Deep Dive: How the Court Reached Its Decision
Reasoning for TCPA Claim
The court found that Clayton Miller's allegations were sufficient to establish a plausible claim under the Telephone Consumer Protection Act (TCPA). Specifically, Miller asserted that he had received over 100 calls from DIRECTV starting in January 2010, despite having no prior relationship with the company and informing them that they were calling the wrong number. His claim included the assertion that DIRECTV utilized an automatic telephone dialing system (ATDS), which is a critical element for establishing a TCPA violation. The court noted that the frequency of the calls and Miller’s experiences, such as being routed to a human operator, provided a reasonable basis to infer that an ATDS was employed. Therefore, the court concluded that his allegations were adequate to survive the motion to dismiss, particularly as it was not immediately evident from the face of the complaint that his claims were time-barred under the applicable four-year statute of limitations.
Reasoning for FDCPA and FCCPA Claims
In contrast, the court ruled that Miller's claims under the Fair Debt Collection Practices Act (FDCPA) and the Florida Consumer Credit Collections Practices Act (FCCPA) lacked sufficient factual support. The court highlighted that Miller failed to provide specific details indicating any engagement in debt collection activities, such as demands for payment or threats related to non-payment. Although he claimed that DIRECTV was in the business of collecting debts, the court found that he did not adequately demonstrate that DIRECTV acted as a debt collector under the definitions provided in the FDCPA. The court noted that simply alleging the existence of a debt or that DIRECTV never identified itself as a debt collector was insufficient; Miller needed to substantiate his claims with more concrete factual allegations. As a result, the court dismissed these claims without prejudice, allowing for the possibility of future amendment if appropriate.
Reasoning for First-Filed Rule
The court determined that the first-filed rule did not apply to Miller's case, which was crucial in deciding the motion to dismiss or stay. The first-filed rule typically favors the forum of the first-filed suit when two actions involve overlapping issues and parties, but the court found that Miller was not a party to the related class action in California and brought his claims individually. He expressed his intention to opt out of any class that might be certified in the California case, which undermined the argument that his claims would be resolved more efficiently there. Additionally, the court emphasized that Miller had the right to pursue his claims in his local jurisdiction, particularly as he resided there and had no connections to California. The court concluded that there were no compelling circumstances that would justify applying the first-filed rule to his situation, thus allowing Miller to proceed with his claims in Florida.

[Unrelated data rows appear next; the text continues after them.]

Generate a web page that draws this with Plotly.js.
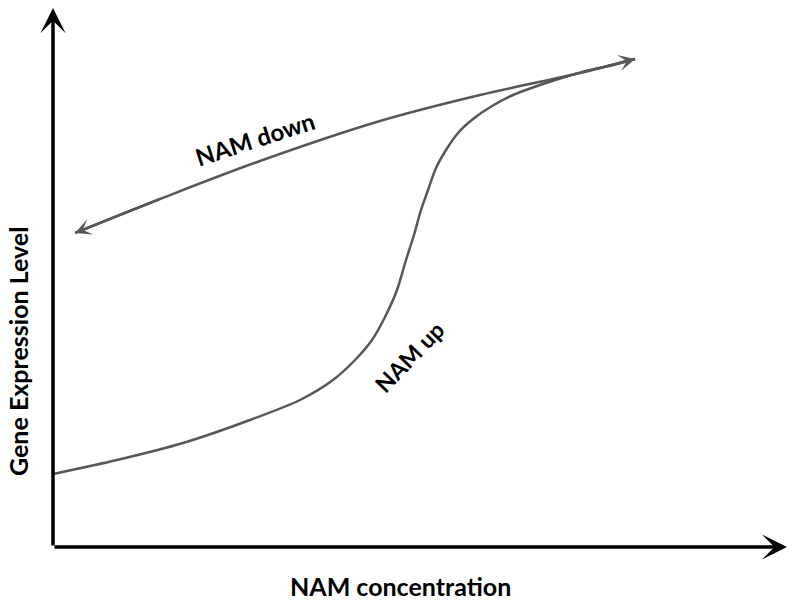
<!DOCTYPE html>
<html>
<head>
<meta charset="utf-8">
<script src="https://cdn.plot.ly/plotly-3.0.1.min.js"></script>
<style>
  html, body { margin: 0; padding: 0; background: #fff; }
  #chart { width: 800px; height: 605px; }
</style>
</head>
<body>
<div id="chart"></div>
<script>
// 1 unit = 1 px, origin at the axes corner
var upX = [0, 64, 130, 197, 247, 280, 302, 319, 332, 344, 353, 361, 368, 375, 383, 393, 405, 420, 439, 460, 487, 512, 537, 560, 582];
var upY = [73, 87, 104, 127, 147, 167, 187, 207, 230, 257, 287, 312, 337, 357, 379, 397, 414, 428, 441, 452, 462, 470, 477, 482, 488];

var downX = [22, 107, 207, 327, 427, 527, 582];
var downY = [314, 348, 386, 426, 452, 474, 488];

var xEnd = 734;
var yEnd = 539;

var curveColor = '#575757';
var fam = 'Lato, "Open Sans", sans-serif';
var titleFont = {family: fam, size: 25, color: '#000'};
var labelFont = {family: fam, size: 24, color: '#000'};

var upTrace = {
  x: upX, y: upY,
  mode: 'lines',
  line: {color: curveColor, width: 2.5, shape: 'spline', smoothing: 0.8},
  hoverinfo: 'skip'
};

var downTrace = {
  x: downX, y: downY,
  mode: 'lines',
  line: {color: curveColor, width: 2.5, shape: 'spline', smoothing: 1},
  hoverinfo: 'skip'
};

function arrow(hx, hy, tx, ty, color, width, size) {
  return {
    x: hx, y: hy, ax: tx, ay: ty,
    xref: 'x', yref: 'y', axref: 'x', ayref: 'y',
    text: '', showarrow: true,
    arrowhead: 3, arrowsize: size, arrowwidth: width, arrowcolor: color,
    standoff: 0, startstandoff: 0
  };
}

var n = downX.length;
var annotations = [
  arrow(xEnd, 0, 0, 0, '#000', 3.5, 1.2),
  arrow(0, yEnd, 0, 0, '#000', 3.5, 1.2),
  arrow(downX[n - 1], downY[n - 1], downX[n - 2], downY[n - 2], curveColor, 2.5, 1.1),
  arrow(downX[0], downY[0], downX[1], downY[1], curveColor, 2.5, 1.1),
  {
    text: '<b>NAM down</b>', x: 202, y: 409, xref: 'x', yref: 'y',
    showarrow: false, textangle: -18, font: labelFont
  },
  {
    text: '<b>NAM up</b>', x: 356, y: 190, xref: 'x', yref: 'y',
    showarrow: false, textangle: -46, font: {family: fam, size: 23, color: '#000'}
  },
  {
    text: '<b>NAM concentration</b>', x: 400, y: 19, xref: 'paper', yref: 'paper',
    xanchor: 'center', yanchor: 'middle', showarrow: false, font: titleFont
  },
  {
    text: '<b>Gene Expression Level</b>', x: 18, y: 253, xref: 'paper', yref: 'paper',
    xanchor: 'center', yanchor: 'middle', showarrow: false, textangle: -90, font: titleFont
  }
];

// paper coords given in px, converted below
annotations.forEach(function (a) {
  if (a.xref === 'paper') {
    a.x = (a.x - 53) / xEnd;
    a.y = (a.y - 58) / yEnd;
  }
});

var layout = {
  width: 800, height: 605,
  margin: {l: 53, r: 13, t: 8, b: 58},
  paper_bgcolor: '#fff', plot_bgcolor: '#fff',
  showlegend: false,
  xaxis: {range: [0, xEnd], visible: false, fixedrange: true},
  yaxis: {range: [0, yEnd], visible: false, fixedrange: true},
  annotations: annotations
};

Plotly.newPlot('chart', [upTrace, downTrace], layout, {staticPlot: true});
</script>
</body>
</html>
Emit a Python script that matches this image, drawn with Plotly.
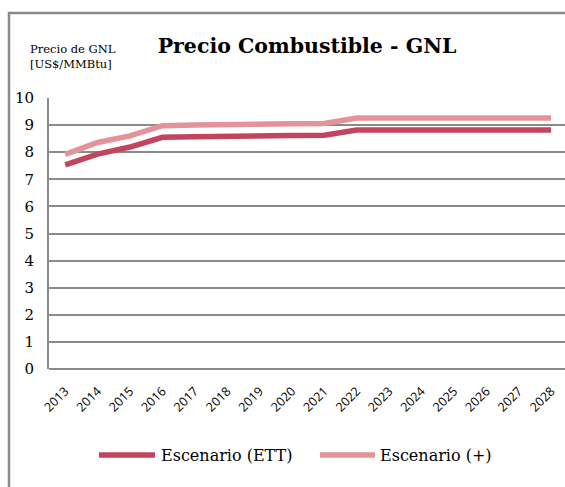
import plotly.graph_objects as go

years = [str(y) for y in range(2013, 2029)]
ett = [7.53, 7.93, 8.19, 8.55, 8.57, 8.57, 8.57, 8.62, 8.63, 8.82, 8.82, 8.82, 8.82, 8.82, 8.82, 8.82]
plus = [7.92, 8.36, 8.60, 8.98, 9.00, 9.00, 9.00, 9.05, 9.06, 9.26, 9.26, 9.26, 9.26, 9.26, 9.26, 9.26]
y_ticks = list(range(0, 11))
series_names = ["Escenario (ETT)", "Escenario (+)"]
series_colors = ["#C2455D", "#E4939B"]

W, H = 565, 487
L, R, T, B = 49, 0, 98, 118
pw, ph = W - L - R, H - T - B

def px_x(p):
    return (p - L) / pw

def px_y(p):
    return (H - B - p) / ph

serif = "DejaVu Serif"
grid = "#8a8a8a"

fig = go.Figure()
for name, vals, col in zip(series_names, [ett, plus], series_colors):
    fig.add_trace(go.Scatter(x=years, y=vals, mode="lines", name=name,
                             line=dict(color=col, width=5.5), showlegend=False))

# legend drawn as swatches + text (long line swatches as in reference)
legend_shapes = []
legend_ann = []
for (x0, x1, tx), name, col in zip([(99, 155, 159), (320, 375, 378)], series_names, series_colors):
    legend_shapes.append(dict(type="line", xref="paper", yref="paper",
                              x0=px_x(x0), x1=px_x(x1), y0=px_y(455), y1=px_y(455),
                              line=dict(color=col, width=5.5)))
    legend_ann.append(dict(text=name, xref="paper", yref="paper", x=px_x(tx), y=px_y(455),
                           xanchor="left", yanchor="middle", showarrow=False,
                           font=dict(family=serif, size=16, color="black")))

fig.update_layout(
    width=W, height=H,
    margin=dict(l=L, r=R, t=T, b=B, pad=0),
    paper_bgcolor="white", plot_bgcolor="white",
    showlegend=False,
    title=dict(text="<b>Precio Combustible - GNL</b>", xref="container", yref="container",
               x=307 / W, xanchor="center", y=1 - 46 / H, yanchor="middle",
               font=dict(family=serif, size=20.5, color="black")),
    xaxis=dict(type="category", range=[-0.5, 15.43], showgrid=False, tickangle=-45,
               showline=False, zeroline=False, ticks="outside", ticklen=9, tickcolor="rgba(0,0,0,0)",
               tickfont=dict(family="Open Sans", size=12.5, color="black")),
    yaxis=dict(range=[0, 10], tickvals=y_ticks, showgrid=True, gridcolor=grid, gridwidth=2,
               showline=True, linecolor=grid, linewidth=2, zeroline=True, zerolinecolor=grid,
               zerolinewidth=2, ticks="", ticklabelstandoff=10,
               tickfont=dict(family=serif, size=15, color="black")),
    annotations=[dict(text="Precio de GNL<br>[US$/MMBtu]", xref="paper", yref="paper",
                      x=px_x(28), y=px_y(40), xanchor="left", yanchor="top", align="left",
                      showarrow=False, font=dict(family=serif, size=11.5, color="black"))] + legend_ann,
    shapes=[dict(type="rect", xref="paper", yref="paper", x0=px_x(9), x1=px_x(600),
                 y0=px_y(520), y1=px_y(13), line=dict(color="#8a8a8a", width=2.5),
                 layer="below")] + legend_shapes,
)

fig.write_html("out.html", config={"displayModeBar": False},
               post_script="document.body.style.margin='0px';document.body.style.overflow='hidden';")
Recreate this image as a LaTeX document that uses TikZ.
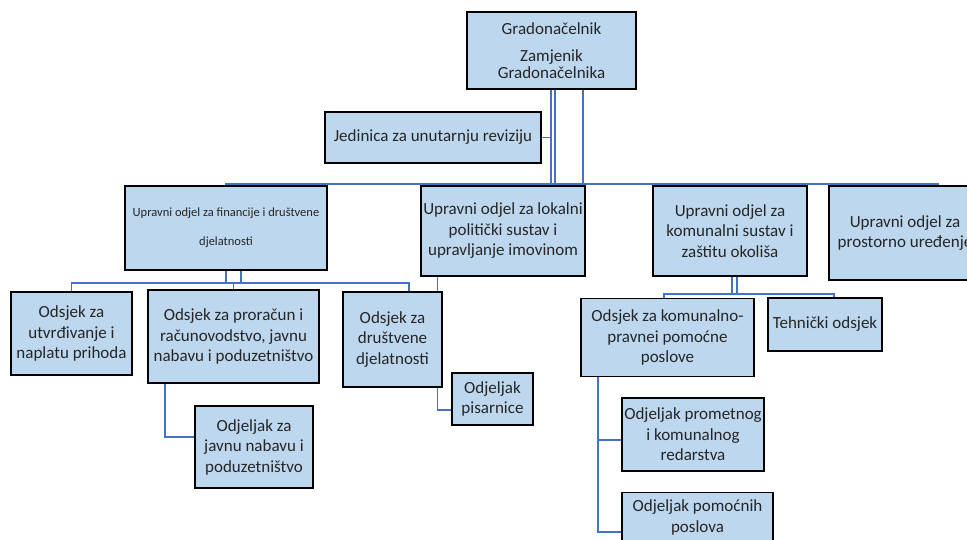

Implications of the Court's Decision
The decision highlighted the importance of specific factual allegations in establishing claims under consumer protection statutes. By affirming the sufficiency of Miller's TCPA claim while dismissing the FDCPA and FCCPA claims, the court underscored the need for plaintiffs to provide detailed evidence of debt collection activities when making such claims. This distinction illustrated the varying standards of pleading required across different statutes aimed at protecting consumers. Furthermore, the ruling on the first-filed rule reinforced the principle that individual plaintiffs have a right to choose their forum, especially when they are not part of a class action. The court's reasoning would serve as a precedent for similar cases, emphasizing the necessity of clear factual support in consumer protection lawsuits and the autonomy of individuals to seek redress in their local courts.